▸ Set exercise:
Repeat the records below exactly.

▸ Records shown:
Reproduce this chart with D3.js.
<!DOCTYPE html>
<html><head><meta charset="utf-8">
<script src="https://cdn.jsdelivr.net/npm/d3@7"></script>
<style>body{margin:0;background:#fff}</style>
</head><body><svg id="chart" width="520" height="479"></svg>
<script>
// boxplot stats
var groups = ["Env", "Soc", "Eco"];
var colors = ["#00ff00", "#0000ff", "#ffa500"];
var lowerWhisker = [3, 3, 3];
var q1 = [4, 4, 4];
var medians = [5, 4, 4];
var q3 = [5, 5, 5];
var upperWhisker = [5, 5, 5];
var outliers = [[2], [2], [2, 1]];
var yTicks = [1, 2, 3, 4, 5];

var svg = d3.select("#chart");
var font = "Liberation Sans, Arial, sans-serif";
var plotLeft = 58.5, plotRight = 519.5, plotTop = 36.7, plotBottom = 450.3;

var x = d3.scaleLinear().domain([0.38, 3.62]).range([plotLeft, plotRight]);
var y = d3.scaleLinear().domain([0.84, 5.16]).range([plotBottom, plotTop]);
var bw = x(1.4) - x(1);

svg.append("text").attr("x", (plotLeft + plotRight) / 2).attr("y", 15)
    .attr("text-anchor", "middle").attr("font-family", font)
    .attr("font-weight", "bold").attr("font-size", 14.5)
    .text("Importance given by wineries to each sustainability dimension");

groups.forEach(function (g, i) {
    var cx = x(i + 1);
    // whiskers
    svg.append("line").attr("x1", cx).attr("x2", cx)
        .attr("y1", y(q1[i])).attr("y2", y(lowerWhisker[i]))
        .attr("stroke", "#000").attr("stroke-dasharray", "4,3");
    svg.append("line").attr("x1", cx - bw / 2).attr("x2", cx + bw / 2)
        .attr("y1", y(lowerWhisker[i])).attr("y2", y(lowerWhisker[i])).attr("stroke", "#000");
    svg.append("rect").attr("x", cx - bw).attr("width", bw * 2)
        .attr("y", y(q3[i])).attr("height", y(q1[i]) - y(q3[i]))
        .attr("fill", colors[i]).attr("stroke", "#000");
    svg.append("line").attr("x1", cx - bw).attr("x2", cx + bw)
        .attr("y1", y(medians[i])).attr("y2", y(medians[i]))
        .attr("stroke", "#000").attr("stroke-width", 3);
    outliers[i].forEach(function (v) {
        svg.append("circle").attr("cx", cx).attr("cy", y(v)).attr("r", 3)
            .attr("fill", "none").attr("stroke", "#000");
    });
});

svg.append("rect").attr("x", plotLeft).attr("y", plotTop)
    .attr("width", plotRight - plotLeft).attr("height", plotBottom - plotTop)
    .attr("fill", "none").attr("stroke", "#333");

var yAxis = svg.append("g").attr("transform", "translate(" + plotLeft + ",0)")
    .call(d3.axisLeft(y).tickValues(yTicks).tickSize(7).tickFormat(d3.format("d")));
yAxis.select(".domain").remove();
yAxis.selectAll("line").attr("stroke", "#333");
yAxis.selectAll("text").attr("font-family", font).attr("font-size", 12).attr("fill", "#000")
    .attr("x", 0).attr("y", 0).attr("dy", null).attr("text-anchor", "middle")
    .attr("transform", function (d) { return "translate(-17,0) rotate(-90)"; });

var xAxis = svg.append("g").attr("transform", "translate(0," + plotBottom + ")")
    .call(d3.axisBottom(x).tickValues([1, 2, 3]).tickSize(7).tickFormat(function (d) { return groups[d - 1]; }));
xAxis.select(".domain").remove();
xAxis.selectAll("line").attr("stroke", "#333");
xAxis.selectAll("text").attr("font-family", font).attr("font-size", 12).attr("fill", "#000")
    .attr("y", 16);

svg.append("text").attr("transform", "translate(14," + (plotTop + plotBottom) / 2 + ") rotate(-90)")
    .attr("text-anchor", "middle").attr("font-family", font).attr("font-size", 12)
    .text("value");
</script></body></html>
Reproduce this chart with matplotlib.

▸ Answer to this exercise:
Reproduce this chart with D3.js.
<!DOCTYPE html>
<html><head><meta charset="utf-8">
<script src="https://cdn.jsdelivr.net/npm/d3@7"></script>
<style>body{margin:0;background:#fff}</style>
</head><body><svg id="chart" width="520" height="479"></svg>
<script>
// boxplot stats
var groups = ["Env", "Soc", "Eco"];
var colors = ["#00ff00", "#0000ff", "#ffa500"];
var lowerWhisker = [3, 3, 3];
var q1 = [4, 4, 4];
var medians = [5, 4, 4];
var q3 = [5, 5, 5];
var upperWhisker = [5, 5, 5];
var outliers = [[2], [2], [2, 1]];
var yTicks = [1, 2, 3, 4, 5];

var svg = d3.select("#chart");
var font = "Liberation Sans, Arial, sans-serif";
var plotLeft = 58.5, plotRight = 519.5, plotTop = 36.7, plotBottom = 450.3;

var x = d3.scaleLinear().domain([0.38, 3.62]).range([plotLeft, plotRight]);
var y = d3.scaleLinear().domain([0.84, 5.16]).range([plotBottom, plotTop]);
var bw = x(1.4) - x(1);

svg.append("text").attr("x", (plotLeft + plotRight) / 2).attr("y", 15)
    .attr("text-anchor", "middle").attr("font-family", font)
    .attr("font-weight", "bold").attr("font-size", 14.5)
    .text("Importance given by wineries to each sustainability dimension");

groups.forEach(function (g, i) {
    var cx = x(i + 1);
    // whiskers
    svg.append("line").attr("x1", cx).attr("x2", cx)
        .attr("y1", y(q1[i])).attr("y2", y(lowerWhisker[i]))
        .attr("stroke", "#000").attr("stroke-dasharray", "4,3");
    svg.append("line").attr("x1", cx - bw / 2).attr("x2", cx + bw / 2)
        .attr("y1", y(lowerWhisker[i])).attr("y2", y(lowerWhisker[i])).attr("stroke", "#000");
    svg.append("rect").attr("x", cx - bw).attr("width", bw * 2)
        .attr("y", y(q3[i])).attr("height", y(q1[i]) - y(q3[i]))
        .attr("fill", colors[i]).attr("stroke", "#000");
    svg.append("line").attr("x1", cx - bw).attr("x2", cx + bw)
        .attr("y1", y(medians[i])).attr("y2", y(medians[i]))
        .attr("stroke", "#000").attr("stroke-width", 3);
    outliers[i].forEach(function (v) {
        svg.append("circle").attr("cx", cx).attr("cy", y(v)).attr("r", 3)
            .attr("fill", "none").attr("stroke", "#000");
    });
});

svg.append("rect").attr("x", plotLeft).attr("y", plotTop)
    .attr("width", plotRight - plotLeft).attr("height", plotBottom - plotTop)
    .attr("fill", "none").attr("stroke", "#333");

var yAxis = svg.append("g").attr("transform", "translate(" + plotLeft + ",0)")
    .call(d3.axisLeft(y).tickValues(yTicks).tickSize(7).tickFormat(d3.format("d")));
yAxis.select(".domain").remove();
yAxis.selectAll("line").attr("stroke", "#333");
yAxis.selectAll("text").attr("font-family", font).attr("font-size", 12).attr("fill", "#000")
    .attr("x", 0).attr("y", 0).attr("dy", null).attr("text-anchor", "middle")
    .attr("transform", function (d) { return "translate(-17,0) rotate(-90)"; });

var xAxis = svg.append("g").attr("transform", "translate(0," + plotBottom + ")")
    .call(d3.axisBottom(x).tickValues([1, 2, 3]).tickSize(7).tickFormat(function (d) { return groups[d - 1]; }));
xAxis.select(".domain").remove();
xAxis.selectAll("line").attr("stroke", "#333");
xAxis.selectAll("text").attr("font-family", font).attr("font-size", 12).attr("fill", "#000")
    .attr("y", 16);

svg.append("text").attr("transform", "translate(14," + (plotTop + plotBottom) / 2 + ") rotate(-90)")
    .attr("text-anchor", "middle").attr("font-family", font).attr("font-size", 12)
    .text("value");
</script></body></html>
Reproduce this chart with matplotlib.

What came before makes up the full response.